▶ **Given problem**
Everything from the first line of the data through the line with "at (275, 93)" is to be echoed exactly, minus the pictures.

▶ **Information given**
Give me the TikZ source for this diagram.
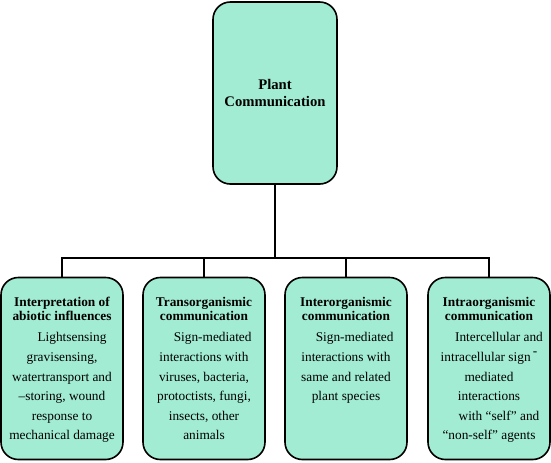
\documentclass[tikz,border=0pt]{standalone}
\usepackage{fontspec}
\setmainfont{Liberation Serif}
\definecolor{mint}{RGB}{162,236,212}
\newcommand{\boxhead}[1]{{\bfseries\setlength{\baselineskip}{10.4pt}#1\par}\vspace{1.6pt}}
\newcommand{\boxtext}[2]{\parbox[c][136.5pt][t]{91.5pt}{\centering\vspace*{14.6pt}%
  \boxhead{#1}\setlength{\baselineskip}{14.7pt}#2\par}}
\tikzset{
  rootbox/.style={draw, line width=1.2pt, fill=mint, rounded corners=13pt,
    minimum width=93pt, minimum height=136.5pt, inner sep=0pt, align=center,
    font=\bfseries\fontsize{11}{12.8}\selectfont},
  leafbox/.style={draw, line width=1.2pt, fill=mint, rounded corners=13pt,
    inner sep=0pt, font=\fontsize{10}{12}\selectfont},
  link/.style={line width=2.2pt}
}
\begin{document}
\begin{tikzpicture}[x=0.75pt, y=-0.75pt]
    \useasboundingbox (0, 0) rectangle (551, 462);

    \node[rootbox] (plant) at (275, 93) {Plant\\Communication};

    \node[leafbox] (abiotic) at (62, 368.5) {\boxtext{Interpretation of\\abiotic influences}
      {\hspace*{1.5em}Lightsensing\\gravisensing,\\watertransport and\\–storing, wound\\response to\\mechanical damage}};
    \node[leafbox] (trans) at (204, 368.5) {\boxtext{Transorganismic\\communication}
      {\hspace*{1.3em}Sign-mediated\\interactions with\\viruses, bacteria,\\protoctists, fungi,\\insects, other\\animals}};
    \node[leafbox] (inter) at (346, 368.5) {\boxtext{Interorganismic\\communication}
      {\hspace*{1.3em}Sign-mediated\\interactions with\\same and related\\plant species}};
    \node[leafbox] (intra) at (489, 368.5) {\boxtext{Intraorganismic\\communication}
      {\hspace*{1.5em}Intercellular and\\intracellular sign\,\raisebox{0.9ex}{-}\\mediated\\interactions\\\hspace*{1.5em}with “self” and\\“non-self” agents}};

    \coordinate (bus) at (275, 258);
    \draw[link] (plant.south) -- (bus);
    \draw[link] (bus) -| (abiotic.north);
    \draw[link] (bus) -| (trans.north);
    \draw[link] (bus) -| (inter.north);
    \draw[link] (bus) -| (intra.north);
  \end{tikzpicture}
\end{document}
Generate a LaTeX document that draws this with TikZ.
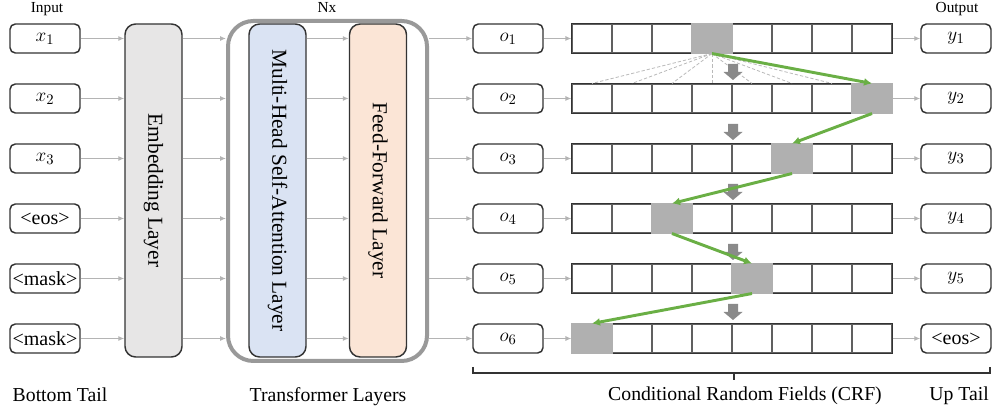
\documentclass[tikz,border=0pt]{standalone}
\usepackage{fontspec}
\setmainfont{Liberation Serif}
\usetikzlibrary{arrows.meta}
\definecolor{embfill}{HTML}{E7E6E6}
\definecolor{attfill}{HTML}{DAE3F3}
\definecolor{fffill}{HTML}{FBE5D6}
\definecolor{conn}{HTML}{B4B4B4}
\definecolor{nxline}{HTML}{999999}
\definecolor{hlcell}{HTML}{B0B0B0}
\definecolor{pathgreen}{HTML}{6AAF45}
\definecolor{blockarr}{HTML}{8A8A8A}
\definecolor{boxline}{HTML}{333333}
\begin{document}
\begin{tikzpicture}[x=0.75pt,y=-0.75pt,
  tok/.style={draw=boxline, line width=1.1pt, rounded corners=4pt, minimum width=52.5pt, minimum height=21.75pt, inner sep=0pt, font=\rmfamily\fontsize{15}{18}\selectfont},
  layerbox/.style={draw=boxline, line width=1.1pt, rounded corners=8pt, minimum width=42.75pt, minimum height=249.75pt, inner sep=0pt},
  layertext/.style={rotate=-90, font=\rmfamily\fontsize{16}{19}\selectfont},
  cell/.style={draw=gray!75!black, line width=0.8pt, minimum width=30pt, minimum height=21.75pt, inner sep=0pt},
  conarrow/.style={draw=conn, line width=1pt, -{Latex[length=4.5pt,width=3.8pt]}},
  greenarrow/.style={draw=pathgreen, line width=2.2pt, -{Latex[length=6pt,width=6pt]}},
  fan/.style={draw=gray!55, line width=0.6pt, dash pattern=on 2.5pt off 1.5pt},
  toplabel/.style={font=\rmfamily\fontsize{11.5}{14}\selectfont, anchor=base},
  botlabel/.style={font=\rmfamily\fontsize{14.8}{18}\selectfont, anchor=base}
]
\useasboundingbox (0,0) rectangle (1000,416);

% layers
\node[layerbox, fill=embfill] (emb) at (153.5,190.5) {};
\node[layertext] at (emb.center) {Embedding Layer};
\node[draw=nxline, line width=3pt, rounded corners=19pt, minimum width=149.25pt, minimum height=255pt, inner sep=0pt] (nx) at (327.5,191) {};
\node[layerbox, fill=attfill] (att) at (277.5,190.5) {};
\node[layertext] at (att.center) {Multi-Head Self-Attention Layer};
\node[layerbox, fill=fffill] (ff) at (378,190.5) {};
\node[layertext] at (ff.center) {Feed-Forward Layer};

% labels
\node[toplabel] (lin) at (47,13) {Input};
\node[toplabel] (lnx) at (327,13) {Nx};
\node[toplabel] (lout) at (957,13) {Output};
\node[botlabel] (lbt) at (60,402) {Bottom Tail};
\node[botlabel] (ltl) at (328,402) {Transformer Layers};
\node[botlabel] (lcrf) at (745,401) {Conditional Random Fields (CRF)};
\node[botlabel] (lup) at (959,401) {Up Tail};

% tokens and rows
\foreach \r/\inp/\outp in {1/$x_1$/$y_1$, 2/$x_2$/$y_2$, 3/$x_3$/$y_3$, 4/<eos>/$y_4$, 5/<mask>/$y_5$, 6/<mask>/<eos>}{
  \pgfmathsetmacro{\yy}{38.5+60*(\r-1)}
  \node[tok] (in\r) at (45,\yy) {\inp};
  \node[tok] (o\r) at (508,\yy) {$o_{\r}$};
  \node[tok] (out\r) at (956,\yy) {\outp};
  \foreach \c in {1,...,8}{
    \pgfmathsetmacro{\xx}{552+40*\c}
    \node[cell] (c-\r-\c) at (\xx,\yy) {};
  }
  \draw[draw=boxline, line width=1.1pt] (c-\r-1.north west) rectangle (c-\r-8.south east);
  \draw[conarrow] (in\r.east) -- (in\r.east -| emb.west);
  \draw[conarrow] (emb.east |- in\r.east) -- (nx.west |- in\r.east);
  \draw[conarrow] (att.east |- in\r.east) -- (ff.west |- in\r.east);
  \draw[conarrow] (nx.east |- o\r.west) -- (o\r.west);
  \draw[conarrow] (o\r.east) -- (c-\r-1.west);
  \draw[conarrow] (c-\r-8.east) -- (out\r.west);
}

% highlighted cells
\foreach \r/\c in {1/4, 2/8, 3/6, 4/3, 5/5, 6/1}{
  \fill[hlcell] ([xshift=-0.2pt,yshift=0.6pt]c-\r-\c.north west) rectangle ([xshift=0.2pt,yshift=-0.6pt]c-\r-\c.south east);
}

% fan of dashed lines
\foreach \c in {1,...,8}{
  \draw[fan] (c-1-4.south) -- (c-2-\c.north);
}

% block arrows between rows
\foreach \r in {1,...,5}{
  \pgfmathsetmacro{\yt}{38.5+60*(\r-1)+25.5}
  \fill[blockarr] (728,\yt) -- ++(10,0) -- ++(0,8) -- ++(4.5,0) -- ++(-9.5,8) -- ++(-9.5,-8) -- ++(4.5,0) -- cycle;
}

% green path
\draw[greenarrow] (c-1-4.south) -- (c-2-8.north);
\draw[greenarrow] (c-2-8.south) -- (c-3-6.north);
\draw[greenarrow] (c-3-6.south) -- (c-4-3.north);
\draw[greenarrow] (c-4-3.south) -- (c-5-5.north);
\draw[greenarrow] (c-5-5.south) -- (c-6-1.north);

% bracket
\coordinate (bl) at (473,367);
\coordinate (br) at (990,367);
\coordinate (bm) at (734,373);
\draw[draw=boxline, line width=0.8pt] (bl) -- ++(0,6) -- (br |- bm) -- (br);
\draw[draw=boxline, line width=0.8pt] (bm) -- ++(0,7);
\end{tikzpicture}
\end{document}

▶ **Worked solution**
Give me the TikZ source for this diagram.
\documentclass[tikz,border=0pt]{standalone}
\usepackage{fontspec}
\setmainfont{Liberation Serif}
\definecolor{mint}{RGB}{162,236,212}
\newcommand{\boxhead}[1]{{\bfseries\setlength{\baselineskip}{10.4pt}#1\par}\vspace{1.6pt}}
\newcommand{\boxtext}[2]{\parbox[c][136.5pt][t]{91.5pt}{\centering\vspace*{14.6pt}%
  \boxhead{#1}\setlength{\baselineskip}{14.7pt}#2\par}}
\tikzset{
  rootbox/.style={draw, line width=1.2pt, fill=mint, rounded corners=13pt,
    minimum width=93pt, minimum height=136.5pt, inner sep=0pt, align=center,
    font=\bfseries\fontsize{11}{12.8}\selectfont},
  leafbox/.style={draw, line width=1.2pt, fill=mint, rounded corners=13pt,
    inner sep=0pt, font=\fontsize{10}{12}\selectfont},
  link/.style={line width=2.2pt}
}
\begin{document}
\begin{tikzpicture}[x=0.75pt, y=-0.75pt]
    \useasboundingbox (0, 0) rectangle (551, 462);

    \node[rootbox] (plant) at (275, 93) {Plant\\Communication};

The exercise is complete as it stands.